Can you copy out the data exactly? Leave the images out.
# Start of Dataset excerpt
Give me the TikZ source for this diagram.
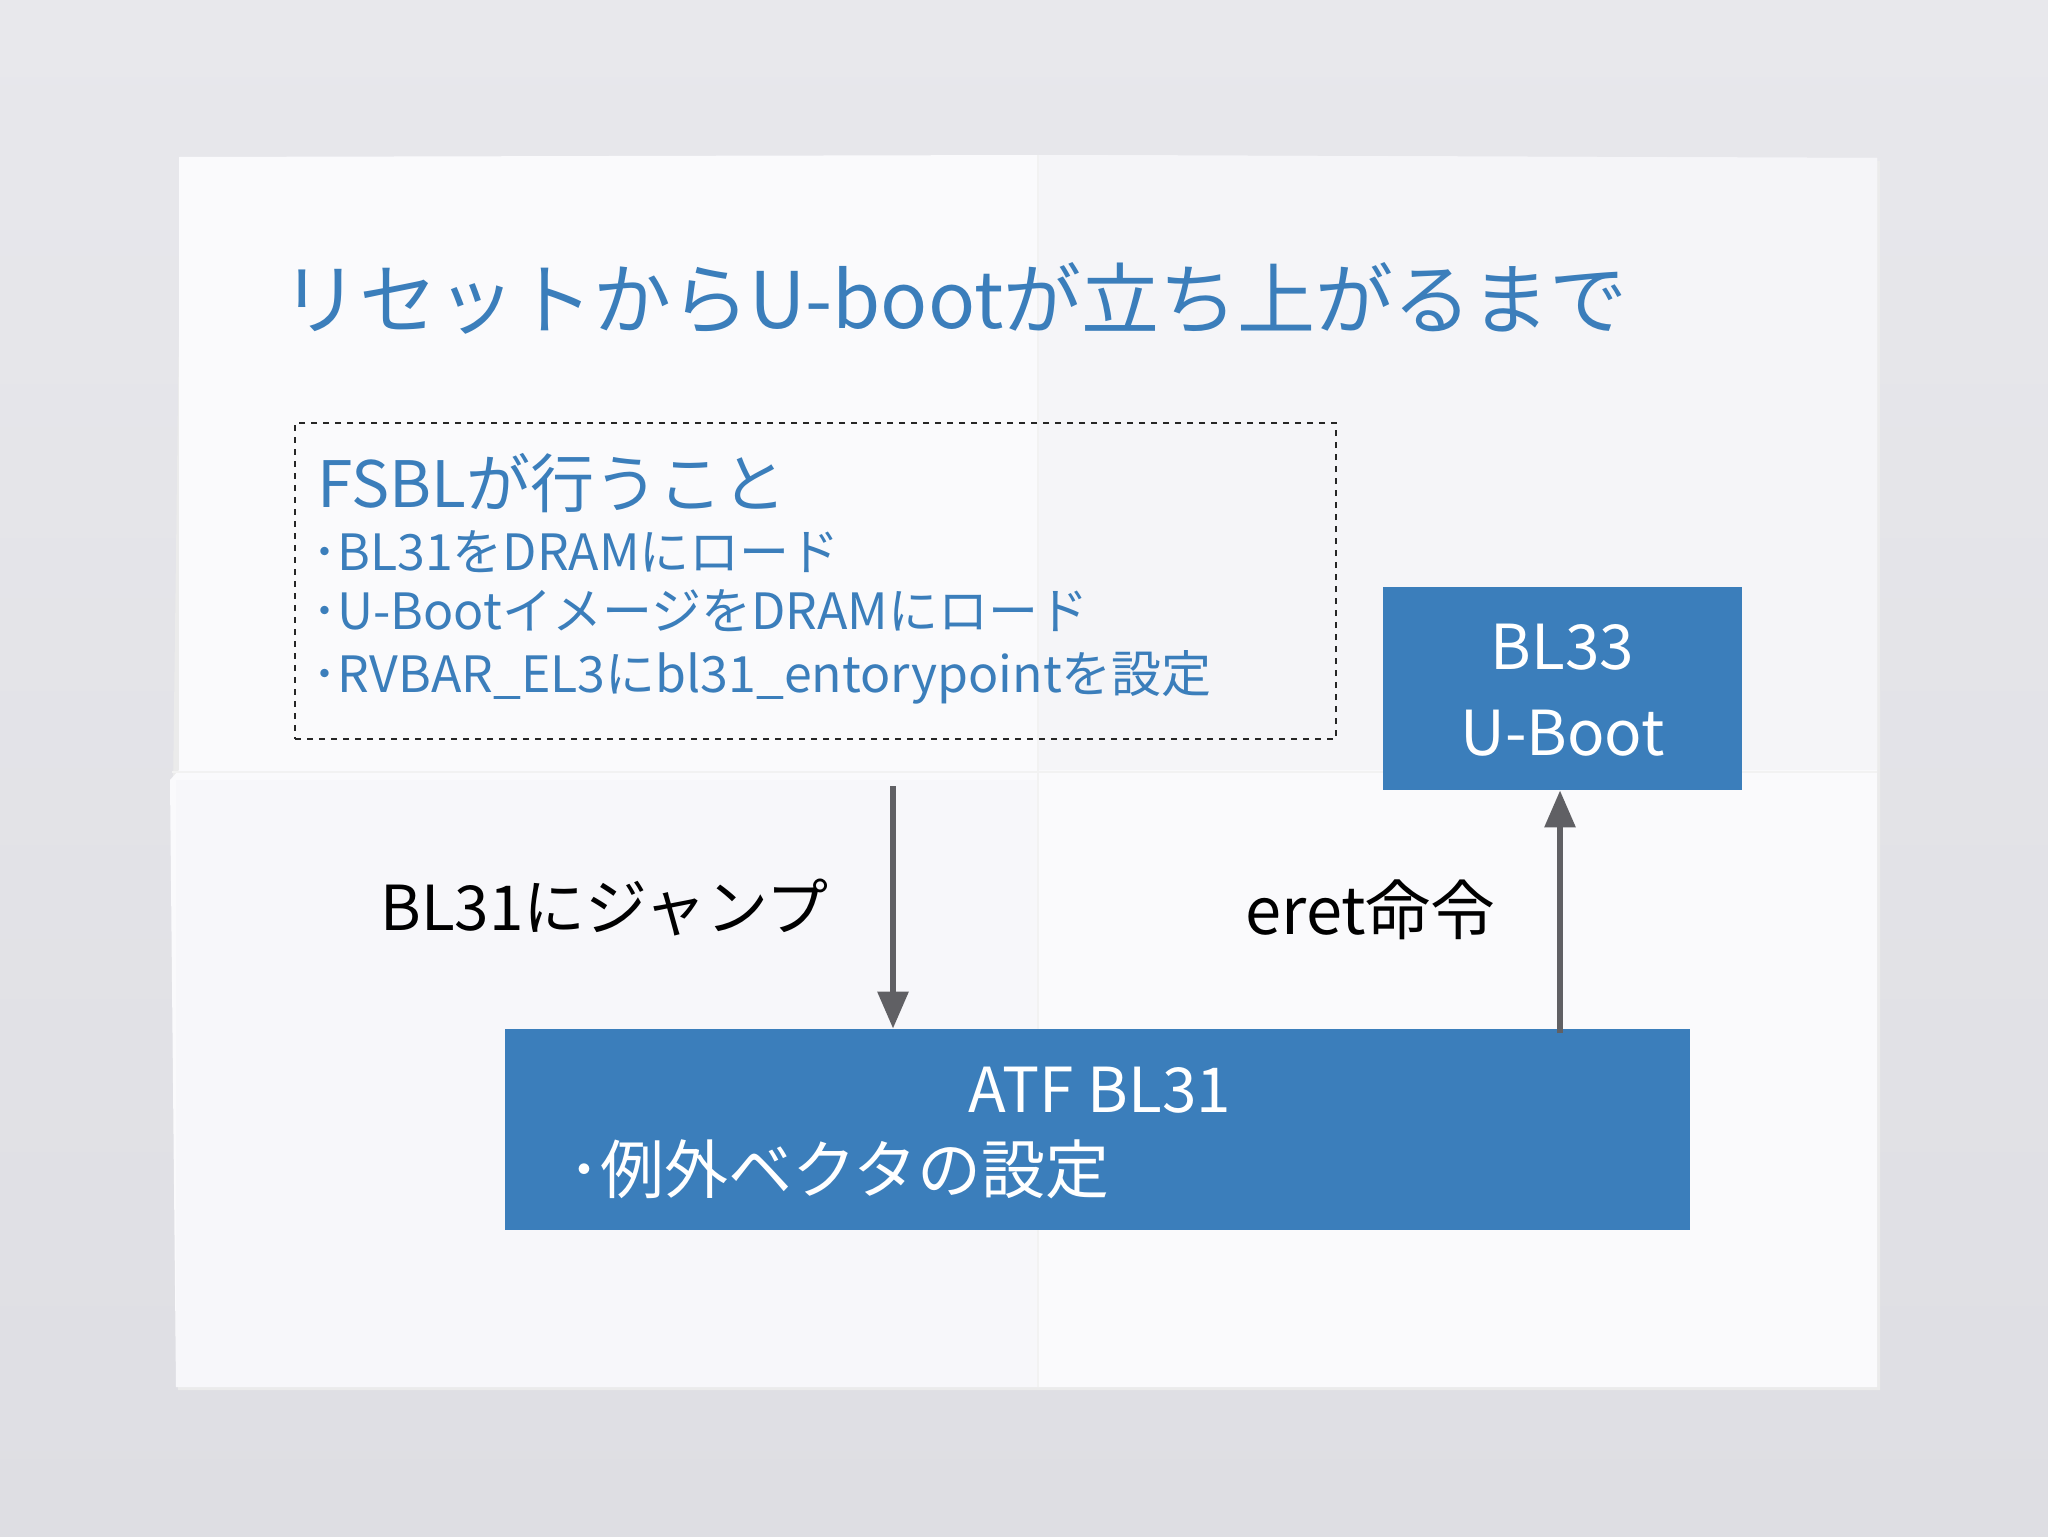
\documentclass[tikz,border=0pt]{standalone}
\usepackage{fontspec}
\setmainfont{Noto Sans CJK JP}
\usetikzlibrary{arrows.meta}
\definecolor{bgtop}{HTML}{E8E8EC}
\definecolor{bgbot}{HTML}{DEDEE3}
\definecolor{paper}{HTML}{FAFAFC}
\definecolor{paperb}{HTML}{F5F5F8}
\definecolor{blu}{HTML}{3B7EBB}
\definecolor{arr}{HTML}{606064}
\tikzset{
  bluebox/.style={fill=blu, draw=none, inner sep=0pt},
  dashbox/.style={draw=black!85, dashed, line width=1pt, inner sep=0pt},
  flow/.style={draw=arr, line width=3pt, -{Triangle[length=18.5pt,width=15pt]}},
  bluetext/.style={text=blu, inner sep=0pt},
  whitetext/.style={text=white, inner sep=0pt},
  blacktext/.style={text=black, inner sep=0pt},
}
\begin{document}
\begin{tikzpicture}[x=0.5pt,y=-0.5pt]
\useasboundingbox (0,0) rectangle (2048,1536);
% background
\shade[top color=bgtop, bottom color=bgbot] (0,0) rectangle (2048,1536);
% paper
\fill[black!8] (181,160) -- (1880,161) -- (1880,1390) -- (178,1390) -- (173,790) -- cycle;
\fill[paper] (179,157) -- (1038,155) -- (1877,158) -- (1877,1387) -- (176,1387) -- (170,780) -- (179,770) -- cycle;
\fill[paperb] (1038,155) -- (1877,158) -- (1877,770) -- (1038,770) -- cycle;
\fill[paperb!60!paper] (176,780) -- (1038,780) -- (1038,1387) -- (176,1387) -- cycle;
\draw[black!5, line width=1pt] (1038,155) -- (1038,1387);
\draw[black!5, line width=1pt] (172,772) -- (1877,772);
% title
\node[bluetext, anchor=west, font=\fontsize{39pt}{44pt}\selectfont] (title) at (281,298) {リセットからU-bootが立ち上がるまで};
% FSBL box
\node[dashbox, minimum width=520.5pt, minimum height=158pt] (fsbl) at (815.5,581) {};
\node[bluetext, anchor=west, font=\fontsize{32pt}{38pt}\selectfont] (fsblhead) at (317,483) {FSBLが行うこと};
\node[bluetext, anchor=west, font=\fontsize{25pt}{30pt}\selectfont] (l1) at (312,552) {･BL31をDRAMにロード};
\node[bluetext, anchor=west, font=\fontsize{25pt}{30pt}\selectfont] (l2) at (312,611) {･U-BootイメージをDRAMにロード};
\node[bluetext, anchor=west, font=\fontsize{25pt}{30pt}\selectfont] (l3) at (312,677) {･RVBAR\_EL3にbl31\_entorypointを設定};
% BL33 box
\node[bluebox, minimum width=179.5pt, minimum height=101.5pt] (bl33) at (1562.5,688.5) {};
\node[whitetext, align=center, font=\fontsize{31pt}{43pt}\selectfont] (bl33t) at (1562.5,690) {BL33\\U-Boot};
% ATF box
\node[bluebox, minimum width=592.5pt, minimum height=100.5pt] (atf) at (1097.5,1129.5) {};
\node[whitetext, font=\fontsize{31pt}{36pt}\selectfont] (atft) at (1100,1090) {ATF BL31};
\node[whitetext, anchor=west, font=\fontsize{32pt}{36pt}\selectfont] (atfl) at (568,1169) {･例外ベクタの設定};
% arrows
\coordinate (s1) at (893,786);
\draw[flow] (s1) -- (s1 |- atf.north);
\coordinate (s2) at (1560,1033);
\draw[flow] (s2) -- (s2 |- bl33.south);
% labels
\node[blacktext, anchor=west, font=\fontsize{31pt}{36pt}\selectfont] (jump) at (380,908) {BL31にジャンプ};
\node[blacktext, anchor=west, font=\fontsize{32.5pt}{36pt}\selectfont] (eret) at (1245,910) {eret命令};
\end{tikzpicture}
\end{document}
# End of Dataset excerpt
Result:
Give me the TikZ source for this diagram.
\documentclass[tikz,border=0pt]{standalone}
\usepackage{fontspec}
\setmainfont{Noto Sans CJK JP}
\usetikzlibrary{arrows.meta}
\definecolor{bgtop}{HTML}{E8E8EC}
\definecolor{bgbot}{HTML}{DEDEE3}
\definecolor{paper}{HTML}{FAFAFC}
\definecolor{paperb}{HTML}{F5F5F8}
\definecolor{blu}{HTML}{3B7EBB}
\definecolor{arr}{HTML}{606064}
\tikzset{
  bluebox/.style={fill=blu, draw=none, inner sep=0pt},
  dashbox/.style={draw=black!85, dashed, line width=1pt, inner sep=0pt},
  flow/.style={draw=arr, line width=3pt, -{Triangle[length=18.5pt,width=15pt]}},
  bluetext/.style={text=blu, inner sep=0pt},
  whitetext/.style={text=white, inner sep=0pt},
  blacktext/.style={text=black, inner sep=0pt},
}
\begin{document}
\begin{tikzpicture}[x=0.5pt,y=-0.5pt]
\useasboundingbox (0,0) rectangle (2048,1536);
% background
\shade[top color=bgtop, bottom color=bgbot] (0,0) rectangle (2048,1536);
% paper
\fill[black!8] (181,160) -- (1880,161) -- (1880,1390) -- (178,1390) -- (173,790) -- cycle;
\fill[paper] (179,157) -- (1038,155) -- (1877,158) -- (1877,1387) -- (176,1387) -- (170,780) -- (179,770) -- cycle;
\fill[paperb] (1038,155) -- (1877,158) -- (1877,770) -- (1038,770) -- cycle;
\fill[paperb!60!paper] (176,780) -- (1038,780) -- (1038,1387) -- (176,1387) -- cycle;
\draw[black!5, line width=1pt] (1038,155) -- (1038,1387);
\draw[black!5, line width=1pt] (172,772) -- (1877,772);
% title
\node[bluetext, anchor=west, font=\fontsize{39pt}{44pt}\selectfont] (title) at (281,298) {リセットからU-bootが立ち上がるまで};
% FSBL box
\node[dashbox, minimum width=520.5pt, minimum height=158pt] (fsbl) at (815.5,581) {};
\node[bluetext, anchor=west, font=\fontsize{32pt}{38pt}\selectfont] (fsblhead) at (317,483) {FSBLが行うこと};
\node[bluetext, anchor=west, font=\fontsize{25pt}{30pt}\selectfont] (l1) at (312,552) {･BL31をDRAMにロード};
\node[bluetext, anchor=west, font=\fontsize{25pt}{30pt}\selectfont] (l2) at (312,611) {･U-BootイメージをDRAMにロード};
\node[bluetext, anchor=west, font=\fontsize{25pt}{30pt}\selectfont] (l3) at (312,677) {･RVBAR\_EL3にbl31\_entorypointを設定};
% BL33 box
\node[bluebox, minimum width=179.5pt, minimum height=101.5pt] (bl33) at (1562.5,688.5) {};
\node[whitetext, align=center, font=\fontsize{31pt}{43pt}\selectfont] (bl33t) at (1562.5,690) {BL33\\U-Boot};
% ATF box
\node[bluebox, minimum width=592.5pt, minimum height=100.5pt] (atf) at (1097.5,1129.5) {};
\node[whitetext, font=\fontsize{31pt}{36pt}\selectfont] (atft) at (1100,1090) {ATF BL31};
\node[whitetext, anchor=west, font=\fontsize{32pt}{36pt}\selectfont] (atfl) at (568,1169) {･例外ベクタの設定};
% arrows
\coordinate (s1) at (893,786);
\draw[flow] (s1) -- (s1 |- atf.north);
\coordinate (s2) at (1560,1033);
\draw[flow] (s2) -- (s2 |- bl33.south);
% labels
\node[blacktext, anchor=west, font=\fontsize{31pt}{36pt}\selectfont] (jump) at (380,908) {BL31にジャンプ};
\node[blacktext, anchor=west, font=\fontsize{32.5pt}{36pt}\selectfont] (eret) at (1245,910) {eret命令};
\end{tikzpicture}
\end{document}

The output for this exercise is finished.